Atomic structure of intrinsic and electron-irradiation-induced defects in MoTe2

TL;DR

This study investigates the atomic structure and defect dynamics in MoTe2 monolayers using electron microscopy, revealing defect types, their transformations, and potential electronic implications, with insights gained through experimental and computational methods.

Contribution

It provides detailed atomic-level insights into intrinsic and irradiation-induced defects in MoTe2, including their structures, dynamics, and effects on electronic properties, especially in encapsulated samples.

Findings

Rapid degradation of unprotected MoTe2 under electron beam

Identification of various defects including point and line defects

Defects introduce midgap states affecting electronic properties

Abstract

Studying the atomic structure of intrinsic defects in two-dimensional transition metal dichalcogenides is difficult since they damage quickly under the intense electron irradiation in transmission electron microscopy (TEM).

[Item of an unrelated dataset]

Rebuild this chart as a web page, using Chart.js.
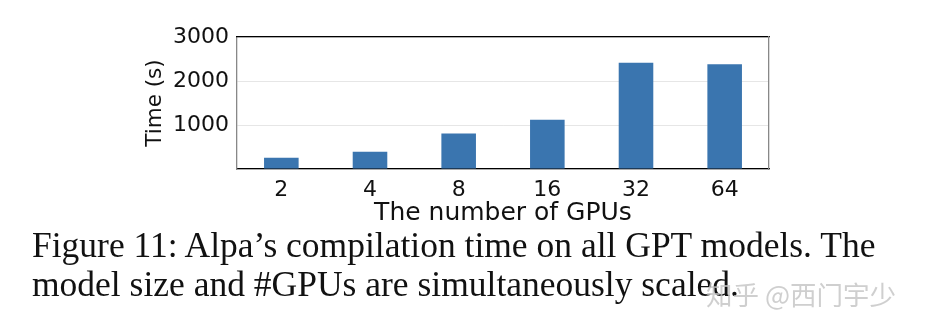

However, this can also lead to insights into the creation of defects and their atom-scale dynamics. We first show that MoTe 2 monolayers without protection indeed quickly degrade during scanning TEM (STEM) imaging, and discuss the observed atomic-level dynamics, including a transformation from the 1H phase into 1T', three-fold rotationally symmetric defects, and the migration of line defects between two 1H grains with a 60{\deg} misorientation. We then analyze the atomic structure of MoTe2 encapsulated between two graphene sheets to mitigate damage, finding the as-prepared material to contain an unexpectedly large concentration of defects. These include similar point defects (or quantum dots, QDs) as those created in the non-encapsulated material, and two different types of line defects (or quantum wires, QWs) that can be transformed from one to the other under electron irradiation. Our density functional theory simulations indicate that the QDs and QWs embedded in MoTe2 introduce new midgap states into the semiconducting material, and may thus be used to control its electronic and optical properties. Finally, the edge of the encapsulated material appears amorphous, possibly due to the pressure caused by the encapsulation.